**Stated problem:** Look through the records that follow. Copy every line containing the word "drawn".

**Records for the task:**
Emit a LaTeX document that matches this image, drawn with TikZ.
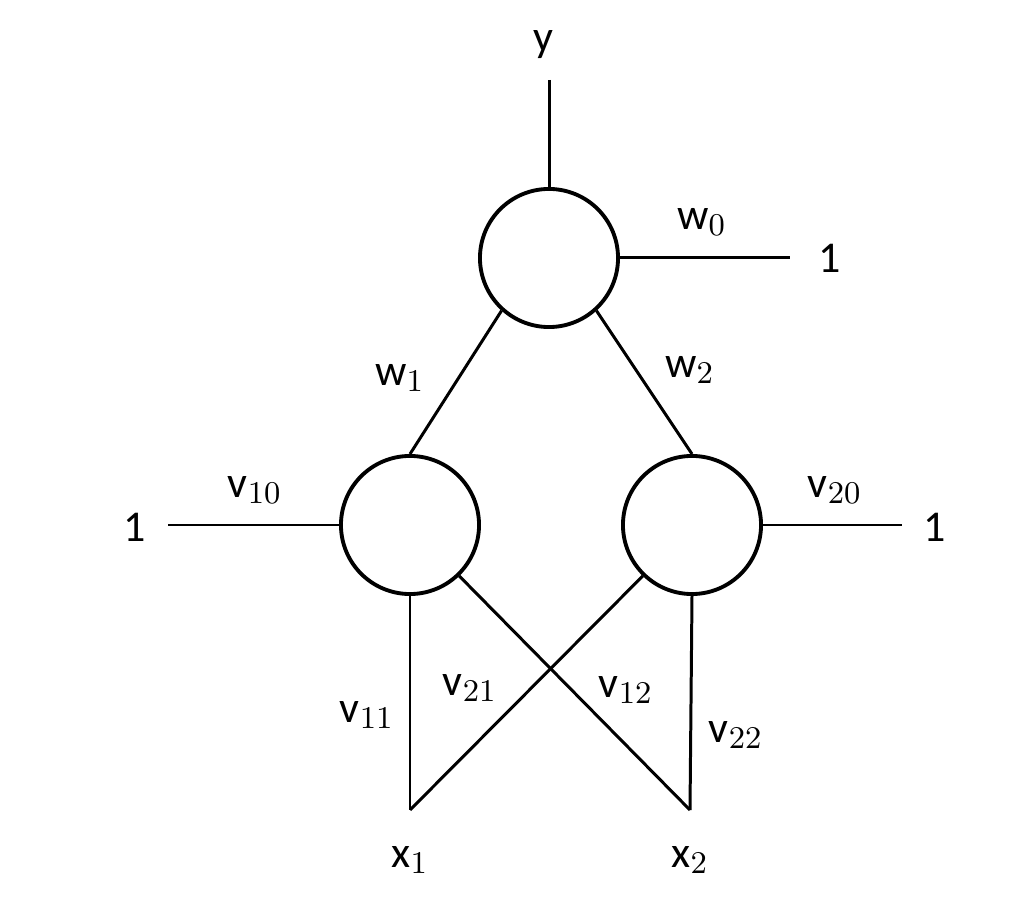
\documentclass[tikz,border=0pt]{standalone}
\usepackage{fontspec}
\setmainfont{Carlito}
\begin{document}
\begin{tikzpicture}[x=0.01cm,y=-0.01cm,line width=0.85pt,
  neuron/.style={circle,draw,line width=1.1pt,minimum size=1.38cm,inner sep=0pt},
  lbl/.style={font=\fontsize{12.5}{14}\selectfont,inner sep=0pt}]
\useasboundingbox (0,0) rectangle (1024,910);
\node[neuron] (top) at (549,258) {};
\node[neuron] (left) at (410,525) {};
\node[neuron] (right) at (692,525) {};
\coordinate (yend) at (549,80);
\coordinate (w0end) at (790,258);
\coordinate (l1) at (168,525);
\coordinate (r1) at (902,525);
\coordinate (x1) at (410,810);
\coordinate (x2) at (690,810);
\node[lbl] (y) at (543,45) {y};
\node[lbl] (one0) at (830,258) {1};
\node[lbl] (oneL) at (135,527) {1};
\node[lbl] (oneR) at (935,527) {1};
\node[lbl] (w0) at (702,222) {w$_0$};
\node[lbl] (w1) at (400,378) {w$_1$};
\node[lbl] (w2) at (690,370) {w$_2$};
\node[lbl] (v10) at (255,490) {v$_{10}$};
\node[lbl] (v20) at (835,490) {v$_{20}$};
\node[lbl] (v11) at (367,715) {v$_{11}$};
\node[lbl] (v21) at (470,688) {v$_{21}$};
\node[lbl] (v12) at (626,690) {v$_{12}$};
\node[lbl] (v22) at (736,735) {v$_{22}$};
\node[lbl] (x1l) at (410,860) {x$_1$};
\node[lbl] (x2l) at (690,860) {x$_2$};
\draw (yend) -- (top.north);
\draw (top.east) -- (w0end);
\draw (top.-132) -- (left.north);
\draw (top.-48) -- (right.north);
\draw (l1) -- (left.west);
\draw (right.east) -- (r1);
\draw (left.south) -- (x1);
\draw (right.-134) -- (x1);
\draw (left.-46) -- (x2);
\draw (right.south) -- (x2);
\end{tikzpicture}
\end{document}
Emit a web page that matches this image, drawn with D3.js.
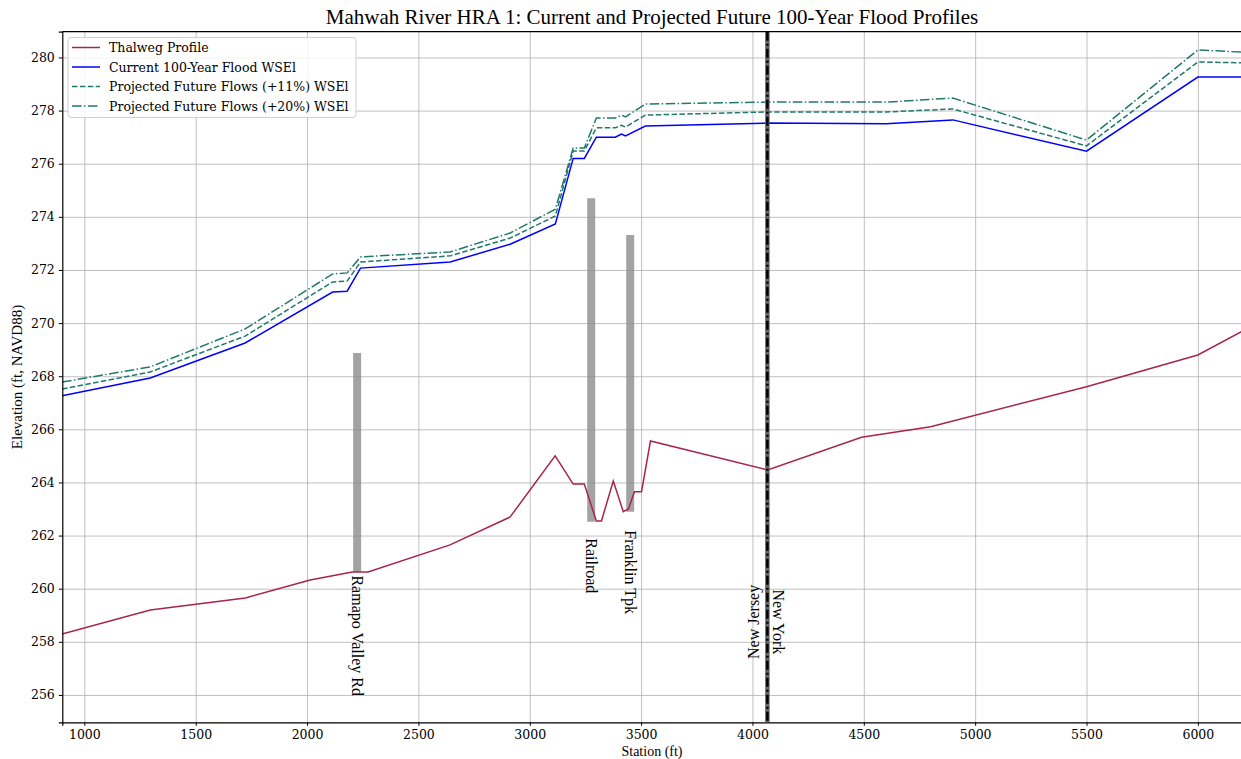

**Solved exercise:**
Emit a LaTeX document that matches this image, drawn with TikZ.
Emit a web page that matches this image, drawn with D3.js.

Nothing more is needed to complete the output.